2. An apparatus according to claim 1, further comprising at least one audio input, wherein said signal representative of sound is received via said at least one audio input.

3. An apparatus according to claim 2, wherein said at least one audio input port is at least one microphone.

4. An apparatus according to claim 1, further comprising a display, and said feed-back is displayed on said display.

5. An apparatus according to claim 1, further comprising a motion sensor, and said processor uses an output from said motion sensor to determine the direction of the at least one audio type.

6. An apparatus according to claim 1, further comprising a digital compass, and said processor uses an output from said digital compass to determine the direction of the at least one audio type.

7. An apparatus according to claim 1, having a plurality of audio profiles stored thereon, and said processor identifies audio types based on said audio profiles.

8. An apparatus according to claim 1, wherein said audio input port is suitable for a microphone to be coupled to.

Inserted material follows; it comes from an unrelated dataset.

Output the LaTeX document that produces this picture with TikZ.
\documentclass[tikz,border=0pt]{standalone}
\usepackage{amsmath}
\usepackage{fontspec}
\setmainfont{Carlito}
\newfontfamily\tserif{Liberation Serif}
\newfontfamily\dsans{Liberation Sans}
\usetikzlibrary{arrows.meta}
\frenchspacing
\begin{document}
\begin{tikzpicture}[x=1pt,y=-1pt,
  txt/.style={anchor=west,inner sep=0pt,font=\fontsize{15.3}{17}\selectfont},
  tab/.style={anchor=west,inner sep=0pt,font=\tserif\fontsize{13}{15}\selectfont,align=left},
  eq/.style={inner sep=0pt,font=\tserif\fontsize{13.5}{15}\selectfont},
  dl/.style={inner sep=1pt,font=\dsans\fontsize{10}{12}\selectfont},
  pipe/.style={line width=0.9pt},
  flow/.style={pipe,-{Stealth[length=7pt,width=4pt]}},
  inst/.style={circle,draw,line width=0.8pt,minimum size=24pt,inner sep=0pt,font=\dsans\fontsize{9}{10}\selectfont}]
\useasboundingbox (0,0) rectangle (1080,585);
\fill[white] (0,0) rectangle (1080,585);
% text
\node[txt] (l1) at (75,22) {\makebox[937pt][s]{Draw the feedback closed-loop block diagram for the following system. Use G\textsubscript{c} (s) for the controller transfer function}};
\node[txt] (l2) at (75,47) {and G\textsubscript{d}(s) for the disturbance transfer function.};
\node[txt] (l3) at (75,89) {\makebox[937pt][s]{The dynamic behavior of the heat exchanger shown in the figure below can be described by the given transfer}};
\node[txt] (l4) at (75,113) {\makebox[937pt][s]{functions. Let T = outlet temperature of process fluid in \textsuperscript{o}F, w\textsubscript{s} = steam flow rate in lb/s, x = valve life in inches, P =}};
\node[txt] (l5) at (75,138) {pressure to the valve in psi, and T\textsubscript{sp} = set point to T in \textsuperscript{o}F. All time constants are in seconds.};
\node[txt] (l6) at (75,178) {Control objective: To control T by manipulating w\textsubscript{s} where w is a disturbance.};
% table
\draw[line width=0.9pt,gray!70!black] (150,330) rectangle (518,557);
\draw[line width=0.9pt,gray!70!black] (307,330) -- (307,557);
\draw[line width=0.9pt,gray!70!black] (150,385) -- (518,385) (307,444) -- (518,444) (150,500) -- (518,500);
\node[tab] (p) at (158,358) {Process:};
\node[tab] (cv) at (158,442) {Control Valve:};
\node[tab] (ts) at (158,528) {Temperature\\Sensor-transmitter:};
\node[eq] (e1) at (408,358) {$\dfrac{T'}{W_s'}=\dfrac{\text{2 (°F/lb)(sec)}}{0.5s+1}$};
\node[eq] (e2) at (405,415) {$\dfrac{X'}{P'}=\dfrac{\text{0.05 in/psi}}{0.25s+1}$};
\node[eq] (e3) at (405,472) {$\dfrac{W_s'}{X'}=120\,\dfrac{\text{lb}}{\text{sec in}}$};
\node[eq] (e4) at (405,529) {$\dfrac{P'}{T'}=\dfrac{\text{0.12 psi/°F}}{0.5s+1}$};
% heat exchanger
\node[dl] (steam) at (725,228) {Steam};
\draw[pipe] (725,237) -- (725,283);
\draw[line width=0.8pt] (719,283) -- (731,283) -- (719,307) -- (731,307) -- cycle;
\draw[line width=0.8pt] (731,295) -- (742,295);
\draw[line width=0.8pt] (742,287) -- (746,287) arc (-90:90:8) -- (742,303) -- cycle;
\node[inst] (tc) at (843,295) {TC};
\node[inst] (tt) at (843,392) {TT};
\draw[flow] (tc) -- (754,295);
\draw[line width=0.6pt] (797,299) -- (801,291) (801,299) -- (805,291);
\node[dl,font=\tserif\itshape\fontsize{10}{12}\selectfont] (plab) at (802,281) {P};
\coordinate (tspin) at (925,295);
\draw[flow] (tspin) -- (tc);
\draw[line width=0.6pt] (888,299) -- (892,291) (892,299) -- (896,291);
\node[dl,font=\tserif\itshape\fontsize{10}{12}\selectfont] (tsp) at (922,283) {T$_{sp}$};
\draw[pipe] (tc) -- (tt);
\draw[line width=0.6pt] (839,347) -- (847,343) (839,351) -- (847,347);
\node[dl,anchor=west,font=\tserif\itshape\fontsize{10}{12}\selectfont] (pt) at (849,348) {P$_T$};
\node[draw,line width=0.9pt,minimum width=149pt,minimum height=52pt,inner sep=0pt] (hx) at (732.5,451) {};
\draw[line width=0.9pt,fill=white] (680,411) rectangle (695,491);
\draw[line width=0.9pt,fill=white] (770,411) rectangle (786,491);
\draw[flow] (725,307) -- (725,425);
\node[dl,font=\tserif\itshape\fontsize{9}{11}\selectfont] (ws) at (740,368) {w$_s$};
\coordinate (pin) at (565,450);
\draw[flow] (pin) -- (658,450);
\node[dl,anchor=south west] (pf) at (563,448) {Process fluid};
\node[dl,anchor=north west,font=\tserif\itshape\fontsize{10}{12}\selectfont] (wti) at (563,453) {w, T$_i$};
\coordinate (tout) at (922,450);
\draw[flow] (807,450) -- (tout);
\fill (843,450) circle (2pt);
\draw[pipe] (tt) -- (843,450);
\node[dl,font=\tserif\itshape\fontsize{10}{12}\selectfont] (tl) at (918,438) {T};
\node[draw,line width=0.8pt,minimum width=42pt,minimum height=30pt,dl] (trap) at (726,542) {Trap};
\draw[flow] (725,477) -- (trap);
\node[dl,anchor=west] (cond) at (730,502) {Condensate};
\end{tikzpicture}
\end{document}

9. A personal mobile communication device comprising the apparatus of claim 1

10. A method comprising:

identifying at least one audio type based on a signal representative of sound received via at least one audio input;

determining the direction of any of said identified audio types; and

providing feed-back to a user of the identified audio types and the direction of said audio types.

11. A method according to claim 10, wherein providing feed-back includes providing feed-back via a display.

12. A method according to claim 10, wherein determining direction is done using a motion sensor.

13. A method according to claim 10, wherein determining direction is done using a digital compass.

14. A method according to claim 10, wherein identifying at least one audio type is done using a plurality of audio profiles.

15. A method according to claim 10, further comprising navigating a user to an audio type selected by a user.

16. A method according to claim 10, wherein identifying at least one audio type includes identifying a single audio type selected by a user.

17. A method according to claim 10, wherein identifying at least one audio type includes identifying all audio types present in said signal representative of sound.

18. A computer program or suite of computer programs arranged such that when executed by a computer they cause the computer to operate in accordance with the method of claims 10 to 17.

19. A computer readable medium storing the computer program, or at least one of the suites of computer programs, according to claim 15.

20. An operating system for causing a computing device to operate in accordance with a method as claimed in claims 10 to 17.